Start Record list

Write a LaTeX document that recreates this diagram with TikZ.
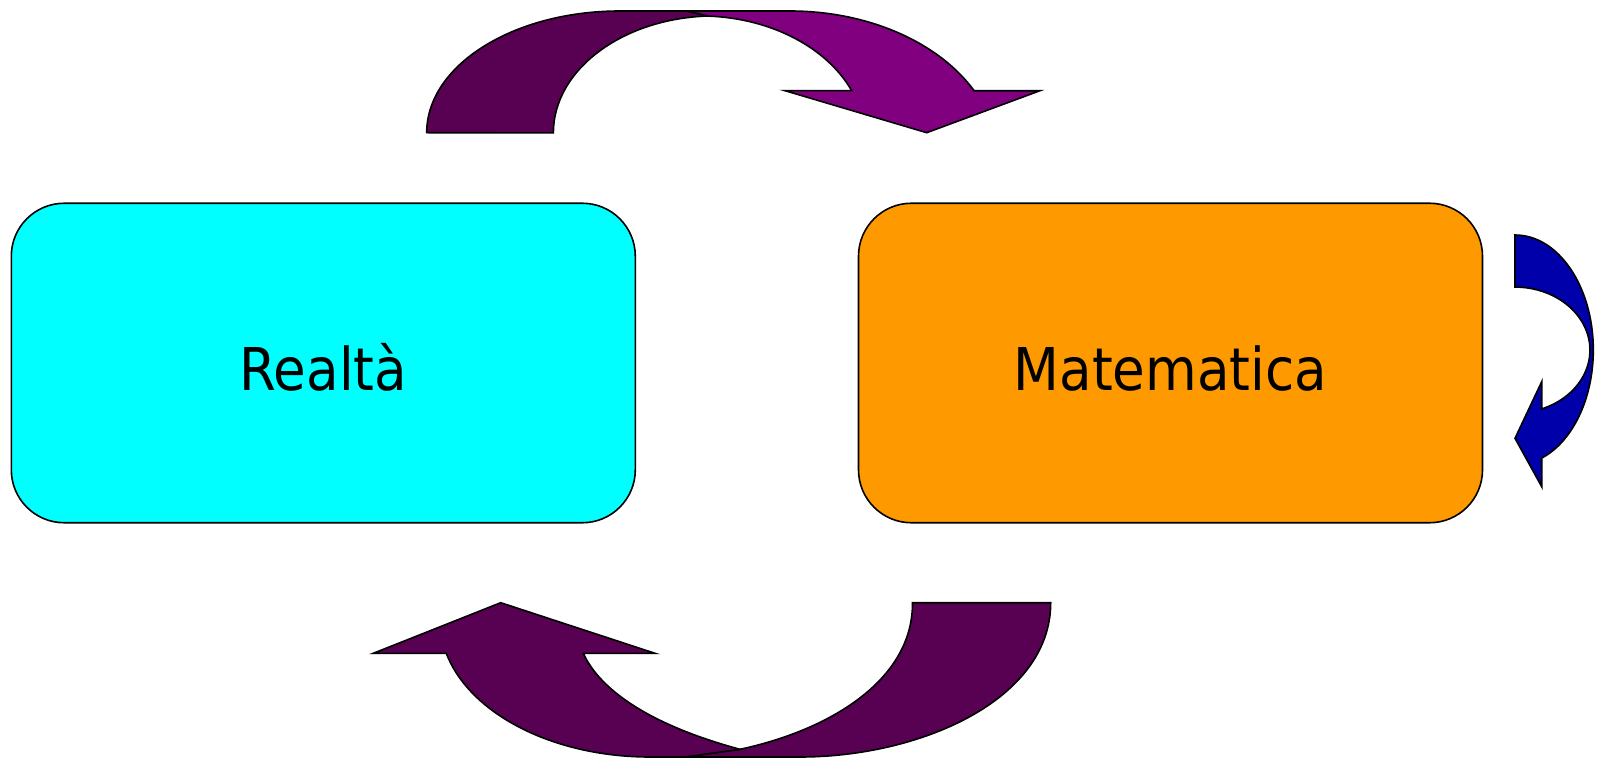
\documentclass[tikz,border=0pt]{standalone}
\usepackage{fontspec}
\setmainfont{DejaVu Sans}
\newfontfamily\panelfont[FakeStretch=0.9]{DejaVu Sans}
\definecolor{plumdark}{RGB}{88,0,82}
\definecolor{plumlight}{RGB}{128,0,128}
\definecolor{boxcyan}{RGB}{0,255,255}
\definecolor{boxorange}{RGB}{255,153,0}
\definecolor{loopblue}{RGB}{0,0,170}
\tikzset{
  outline/.style={draw=black, line width=1.6pt, line join=miter},
  panel/.style={outline, rounded corners=53pt, minimum width=624pt,
    minimum height=319.5pt, inner sep=0pt, text height=54pt, text depth=0pt,
    font=\panelfont\fontsize{59}{66}\selectfont},
}
\begin{document}
\begin{tikzpicture}[x=1pt, y=-1pt]
\useasboundingbox (0,0) rectangle (1604,759);

% the two panels
\node[panel, fill=boxcyan] (real) at (323.3,363) {Realtà};
\node[panel, fill=boxorange] (math) at (1170.5,363) {Matematica};

% upper curved arrow: back band, then front band with head
\path[outline, fill=plumdark] (426.7,132.7)
  arc[start angle=180, end angle=270, x radius=193.3, y radius=121.7]
  -- (686.7,11) -- (708.3,16)
  arc[start angle=267.6, end angle=180, x radius=161.7, y radius=117]
  -- cycle;
\path[outline, fill=plumlight] (686.7,11) -- (790,11)
  arc[start angle=-90, end angle=-27.7, x radius=208, y radius=149]
  -- (1040,90.7) -- (926.7,132.7) -- (785,90.7) -- (851.7,90.7)
  arc[start angle=-23.4, end angle=-87.1, x radius=165, y radius=124]
  -- cycle;

% lower curved arrow: tail band, then band with head
\path[outline, fill=plumdark] (912.5,602.7) -- (1050.7,602.7)
  .. controls (1050.7,700) and (920,757) .. (800,757)
  -- (685,757) -- (740,749.3)
  .. controls (830,730) and (913,680) .. (912.5,602.7) -- cycle;
\path[outline, fill=plumdark] (373.3,653.3) -- (500.7,602.7) -- (655,653.3)
  -- (583.3,653.3) .. controls (600,690) and (650,725) .. (740,749.3)
  -- (685,757) -- (650,757)
  arc[start angle=90, end angle=165.9, x radius=210, y radius=137]
  -- cycle;

% small loop arrow beside the right panel
\path[outline, fill=loopblue] (1515,235)
  arc[start angle=-90, end angle=70, x radius=78.3, y radius=115]
  -- (1541.7,486.7) -- (1515,438.3) -- (1541.7,381.7) -- (1541.7,408.9)
  arc[start angle=69.1, end angle=-90, x radius=75, y radius=63]
  -- cycle;
\end{tikzpicture}
\end{document}
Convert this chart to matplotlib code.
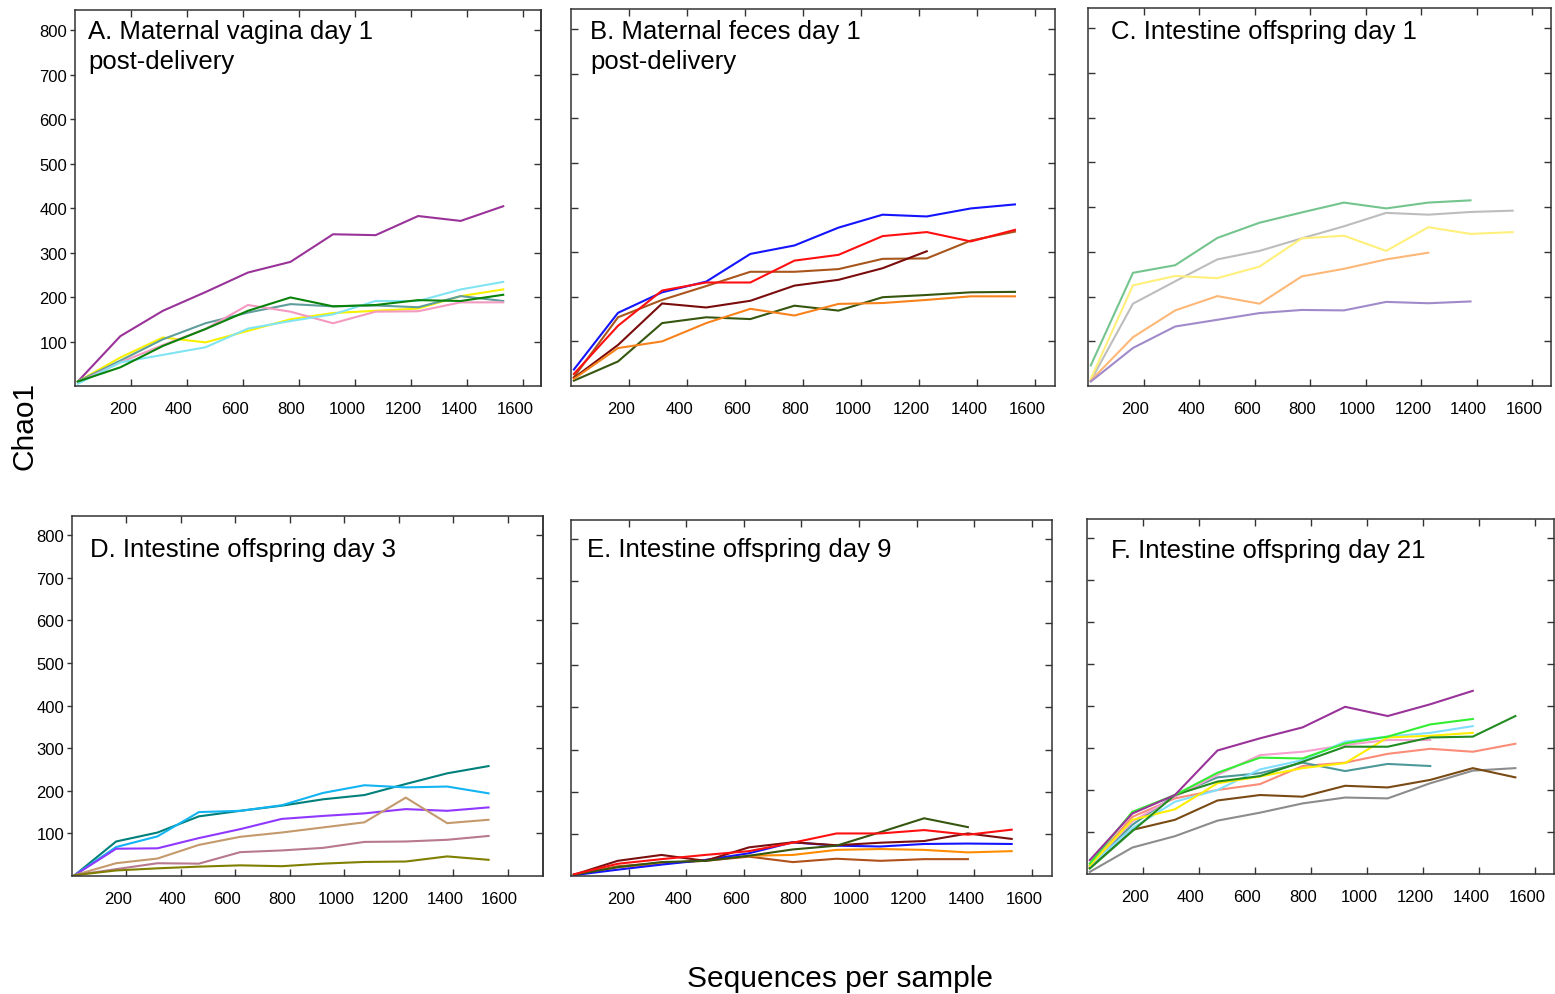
import matplotlib
matplotlib.use('Agg')
from matplotlib import pyplot as plt
from matplotlib.transforms import ScaledTranslation

plt.rcParams['font.family'] = ['Liberation Sans', 'DejaVu Sans']

W, H = 1555, 995

depths = [10, 162, 314, 466, 618, 770, 922, 1074, 1226, 1378, 1530]
xticks = [200, 400, 600, 800, 1000, 1200, 1400, 1600]
yticks = [100, 200, 300, 400, 500, 600, 700, 800]

# A. maternal vagina, day 1 post-delivery
vagina_d1 = [
    [10, 112, 169, 211, 255, 279, 341, 339, 382, 371, 404],
    [10, 64, 109, 98, 124, 150, 164, 169, 174, 202, 217],
    [10, 57, 105, 141, 165, 184, 179, 181, 177, 202, 191],
    [8, 53, 92, 128, 182, 167, 141, 167, 168, 188, 188],
    [5, 53, 70, 87, 129, 146, 161, 191, 191, 217, 234],
    [10, 42, 90, 128, 169, 199, 179, 182, 193, 191, 205],
]
vagina_colors = ['#993399', '#f7f100', '#5f9e9c', '#f49ac1', '#80e4f2', '#0a830a']

# B. maternal feces, day 1 post-delivery
feces_d1 = [
    [37, 164, 210, 234, 296, 315, 355, 384, 380, 398, 407],
    [20, 154, 193, 224, 256, 256, 262, 285, 286, 326, 346],
    [18, 92, 185, 176, 191, 225, 238, 264, 302],
    [12, 55, 141, 154, 150, 180, 169, 199, 204, 210, 211],
    [16, 85, 100, 141, 173, 158, 184, 186, 193, 201, 201],
    [27, 135, 214, 232, 232, 281, 294, 336, 345, 324, 350],
]
feces_colors = ['#1414ff', '#a8561c', '#7a0c0c', '#36560f', '#f7821c', '#ff1010']

# C. offspring intestine, day 1
gut_d1 = [
    [46, 253, 270, 331, 365, 388, 410, 397, 410, 415],
    [12, 184, 234, 283, 302, 330, 357, 387, 383, 389, 392],
    [16, 225, 246, 241, 267, 330, 336, 302, 355, 340, 344],
    [12, 109, 169, 201, 184, 245, 262, 283, 298],
    [10, 85, 133, 148, 163, 170, 169, 188, 185, 189],
]
gut_d1_colors = ['#74c48e', '#bdbdbd', '#fff07c', '#fdb878', '#a08aca']

# D. offspring intestine, day 3
gut_d3 = [
    [2, 81, 102, 140, 153, 165, 180, 190, 216, 241, 258],
    [2, 68, 93, 150, 153, 166, 195, 213, 208, 210, 194],
    [2, 64, 65, 89, 110, 134, 141, 147, 157, 153, 161],
    [2, 30, 41, 73, 92, 102, 114, 126, 184, 124, 132],
    [2, 16, 30, 29, 56, 60, 66, 80, 81, 85, 94],
    [2, 13, 18, 22, 25, 23, 29, 33, 34, 46, 38],
]
gut_d3_colors = ['#00807a', '#12b4f2', '#9038ff', '#c49a6c', '#b87890', '#7f7f00']

# E. offspring intestine, day 9
gut_d9 = [
    [3, 23, 31, 36, 46, 33, 41, 36, 40, 40],
    [2, 21, 29, 38, 48, 50, 62, 64, 62, 56, 59],
    [2, 15, 27, 38, 54, 80, 72, 70, 76, 77, 76],
    [3, 36, 50, 36, 68, 80, 73, 79, 83, 101, 88],
    [3, 21, 33, 36, 48, 63, 72, 104, 137, 116],
    [4, 29, 40, 50, 59, 79, 101, 101, 109, 98, 110],
]
gut_d9_colors = ['#b0501a', '#ff8c00', '#1414ff', '#7a1010', '#36560f', '#ff1010']

# F. offspring intestine, day 21
gut_d21 = [
    [5, 63, 90, 127, 146, 168, 182, 180, 216, 246, 252],
    [15, 105, 129, 175, 188, 184, 210, 206, 224, 252, 230],
    [20, 136, 180, 200, 214, 257, 265, 286, 298, 291, 310],
    [20, 117, 188, 230, 240, 265, 245, 262, 257],
    [20, 125, 184, 236, 283, 291, 307, 319, 319],
    [20, 109, 172, 200, 249, 271, 315, 327, 336, 352],
    [20, 129, 154, 216, 232, 252, 264, 325, 329, 336],
    [13, 102, 188, 220, 233, 267, 303, 303, 325, 327, 376],
    [25, 148, 188, 241, 277, 275, 311, 327, 356, 369],
    [33, 144, 188, 294, 323, 349, 398, 376, 404, 436],
]
gut_d21_colors = ['#8c8c8c', '#7a4a14', '#fa8c78', '#4d9999', '#f5a0d0',
                  '#80dfff', '#ffee00', '#228b22', '#33ee33', '#993399']

panels = [
    # data, colors, box (left, top, right, bottom px), xmax, title lines, title x, baselines, y labels
    (vagina_d1, vagina_colors, (75, 11, 541, 387), 1665,
     ['A. Maternal vagina day 1', 'post-delivery'], 88, [39, 69], True),
    (feces_d1, feces_colors, (571, 10, 1055, 387), 1668,
     ['B. Maternal feces day 1', 'post-delivery'], 590, [39, 69], False),
    (gut_d1, gut_d1_colors, (1088, 9, 1551, 387), 1668,
     ['C. Intestine offspring day 1'], 1111, [39], False),
    (gut_d3, gut_d3_colors, (72, 517, 543, 877), 1730,
     ['D. Intestine offspring day 3'], 90, [557], True),
    (gut_d9, gut_d9_colors, (571, 521, 1052, 877), 1670,
     ['E. Intestine offspring day 9'], 587, [557], False),
    (gut_d21, gut_d21_colors, (1087, 520, 1554, 875), 1668,
     ['F. Intestine offspring day 21'], 1111, [558], False),
]

fig = plt.figure(figsize=(W / 100, H / 100), dpi=100)
shift = ScaledTranslation(-0.08, 0, fig.dpi_scale_trans)

for data, colors, box, xmax, title, tx, ty, ylabels in panels:
    l, t, r, b = box
    ax = fig.add_axes([l / W, 1 - b / H, (r - l) / W, (b - t) / H])
    for vals, c in zip(data, colors):
        ax.plot(depths[:len(vals)], vals, color=c, lw=1.5, solid_joinstyle='miter')

    ax.set_xlim(0, xmax)
    ax.set_ylim(0, 845)
    ax.set_xticks(xticks)
    ax.set_yticks(yticks)
    for s in ax.spines.values():
        s.set_color('#333333')
        s.set_linewidth(1.1)

    ax.tick_params(axis='x', direction='in', top=True, length=5, width=1,
                   color='#333333', pad=11, labelsize=12)
    if ylabels:
        ax.tick_params(axis='y', direction='out', length=3.5, width=1,
                       color='#333333', pad=2, labelsize=12)
        right = ax.secondary_yaxis('right')
        right.set_yticks(yticks)
        right.tick_params(direction='in', length=5, width=1, color='#333333',
                          labelright=False)
        right.spines['right'].set_color('#333333')
        right.spines['right'].set_linewidth(1.1)
    else:
        ax.tick_params(axis='y', direction='in', right=True, length=5, width=1,
                       color='#333333', labelleft=False)

    for lab in ax.get_xticklabels():
        lab.set_transform(lab.get_transform() + shift)

    for line, y in zip(title, ty):
        fig.text(tx / W, 1 - y / H, line, fontsize=18.5, va='baseline', ha='left')

fig.text(840 / W, 1 - 987 / H, 'Sequences per sample', fontsize=21.5,
         ha='center', va='baseline')
fig.text(24 / W, 1 - 426 / H, 'Chao1', fontsize=21.5, rotation=90,
         ha='center', va='center')

fig.savefig('out.png', dpi=100)
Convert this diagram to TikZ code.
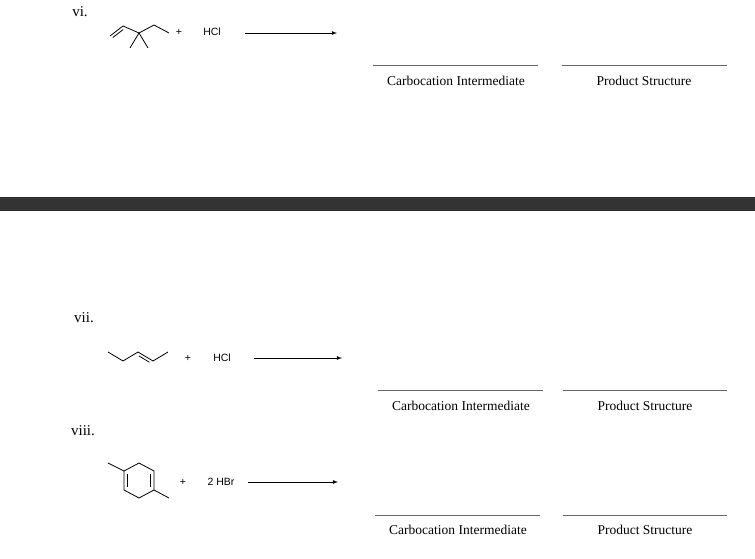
\documentclass[tikz,border=0pt]{standalone}
\usepackage{fontspec}
\usetikzlibrary{calc}
\setmainfont{Liberation Serif}
\newfontfamily\chemfont{Liberation Sans}
\begin{document}
\begin{tikzpicture}[x=1pt,y=-1pt,
  bond/.style={line width=0.8pt,black},
  rxn/.style={line width=0.8pt,-latex},
  blank/.style={line width=1pt,black!60},
  lab/.style={font=\fontsize{13.5}{15}\selectfont,inner sep=0pt},
  num/.style={font=\fontsize{15}{17}\selectfont,inner sep=0pt},
  chem/.style={font=\chemfont\fontsize{10.5}{12}\selectfont,inner sep=0pt}]
\useasboundingbox (0,0) rectangle (755,559);
\fill[black!80] (0,197) rectangle (755,211);
% vi
\node[num] (n6) at (80,12) {vi.};
\coordinate (a1) at (110,36); \coordinate (a2) at (123,26); \coordinate (a3) at (139,33);
\coordinate (a4) at (154,25); \coordinate (a5) at (169,33); \coordinate (a6) at (130,48); \coordinate (a7) at (148,48);
\draw[bond] (a1)--(a2)--(a3)--(a4)--(a5) (a3)--(a6) (a3)--(a7);
\draw[bond] ($(a1)!0.1!(a2)+(1.5,2.5)$)--($(a1)!0.9!(a2)+(1.5,2.5)$);
\node[chem] (p6) at (179,32) {+};
\node[chem] (r6) at (212,32) {HCl};
\coordinate (s6) at (245,33); \coordinate (e6) at (337,33);
\draw[rxn] (s6)--(e6);
\coordinate (l6a) at (373,66); \coordinate (l6b) at (538,66);
\coordinate (l6c) at (562,66); \coordinate (l6d) at (727,66);
\draw[blank] (l6a)--(l6b) (l6c)--(l6d);
\node[lab] (c6) at (456,81) {Carbocation Intermediate};
\node[lab] (q6) at (644,81) {Product Structure};
% vii
\node[num] (n7) at (84,318) {vii.};
\coordinate (b1) at (108,352); \coordinate (b2) at (123,361); \coordinate (b3) at (138,352);
\coordinate (b4) at (153,361); \coordinate (b5) at (168,352);
\draw[bond] (b1)--(b2)--(b3)--(b4)--(b5);
\draw[bond] ($(b3)!0.15!(b4)+(-1.3,2.6)$)--($(b3)!0.85!(b4)+(-1.3,2.6)$);
\node[chem] (p7) at (188,358) {+};
\node[chem] (r7) at (222,358) {HCl};
\coordinate (s7) at (254,358); \coordinate (e7) at (342,358);
\draw[rxn] (s7)--(e7);
\coordinate (l7a) at (378,390); \coordinate (l7b) at (543,390);
\coordinate (l7c) at (563,390); \coordinate (l7d) at (727,390);
\draw[blank] (l7a)--(l7b) (l7c)--(l7d);
\node[lab] (c7) at (461,406) {Carbocation Intermediate};
\node[lab] (q7) at (645,406) {Product Structure};
% viii
\node[num] (n8) at (83,431) {viii.};
\coordinate (m1) at (108,463); \coordinate (r1) at (124,471); \coordinate (r2) at (139,463);
\coordinate (r3) at (154,471); \coordinate (r4) at (154,490); \coordinate (r5) at (139,498);
\coordinate (r6) at (124,490); \coordinate (m2) at (169,498);
\draw[bond] (r1)--(r2)--(r3)--(r4)--(r5)--(r6)--cycle;
\draw[bond] (m1)--(r1) (r4)--(m2);
\draw[bond] (127.5,474)--(127.5,487) (150.5,474)--(150.5,487);
\node[chem] (p8) at (183,482) {+};
\node[chem] (r8) at (221,482) {2 HBr};
\coordinate (s8) at (248,482); \coordinate (e8) at (338,482);
\draw[rxn] (s8)--(e8);
\coordinate (l8a) at (375,515); \coordinate (l8b) at (540,515);
\coordinate (l8c) at (563,515); \coordinate (l8d) at (727,515);
\draw[blank] (l8a)--(l8b) (l8c)--(l8d);
\node[lab] (c8) at (458,530) {Carbocation Intermediate};
\node[lab] (q8) at (645,530) {Product Structure};
\end{tikzpicture}
\end{document}
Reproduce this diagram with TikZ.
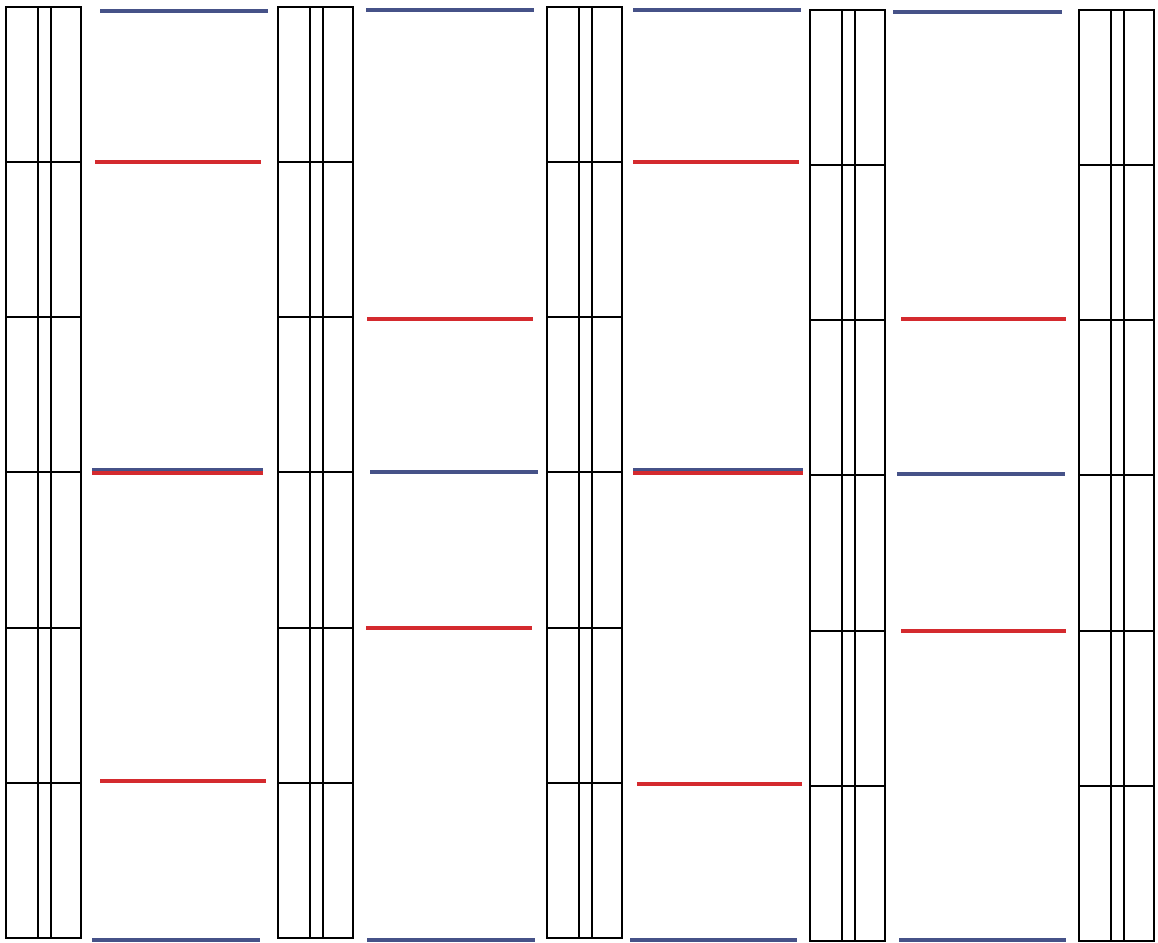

End Record list

**Given exercise:**
Without the pictures, return the listing above from its first line through the line that has "fill=boxorange] (math) at".

**Result of the task:**
Write a LaTeX document that recreates this diagram with TikZ.
\documentclass[tikz,border=0pt]{standalone}
\usepackage{fontspec}
\setmainfont{DejaVu Sans}
\newfontfamily\panelfont[FakeStretch=0.9]{DejaVu Sans}
\definecolor{plumdark}{RGB}{88,0,82}
\definecolor{plumlight}{RGB}{128,0,128}
\definecolor{boxcyan}{RGB}{0,255,255}
\definecolor{boxorange}{RGB}{255,153,0}
\definecolor{loopblue}{RGB}{0,0,170}
\tikzset{
  outline/.style={draw=black, line width=1.6pt, line join=miter},
  panel/.style={outline, rounded corners=53pt, minimum width=624pt,
    minimum height=319.5pt, inner sep=0pt, text height=54pt, text depth=0pt,
    font=\panelfont\fontsize{59}{66}\selectfont},
}
\begin{document}
\begin{tikzpicture}[x=1pt, y=-1pt]
\useasboundingbox (0,0) rectangle (1604,759);

% the two panels
\node[panel, fill=boxcyan] (real) at (323.3,363) {Realtà};
\node[panel, fill=boxorange] (math) at (1170.5,363) {Matematica};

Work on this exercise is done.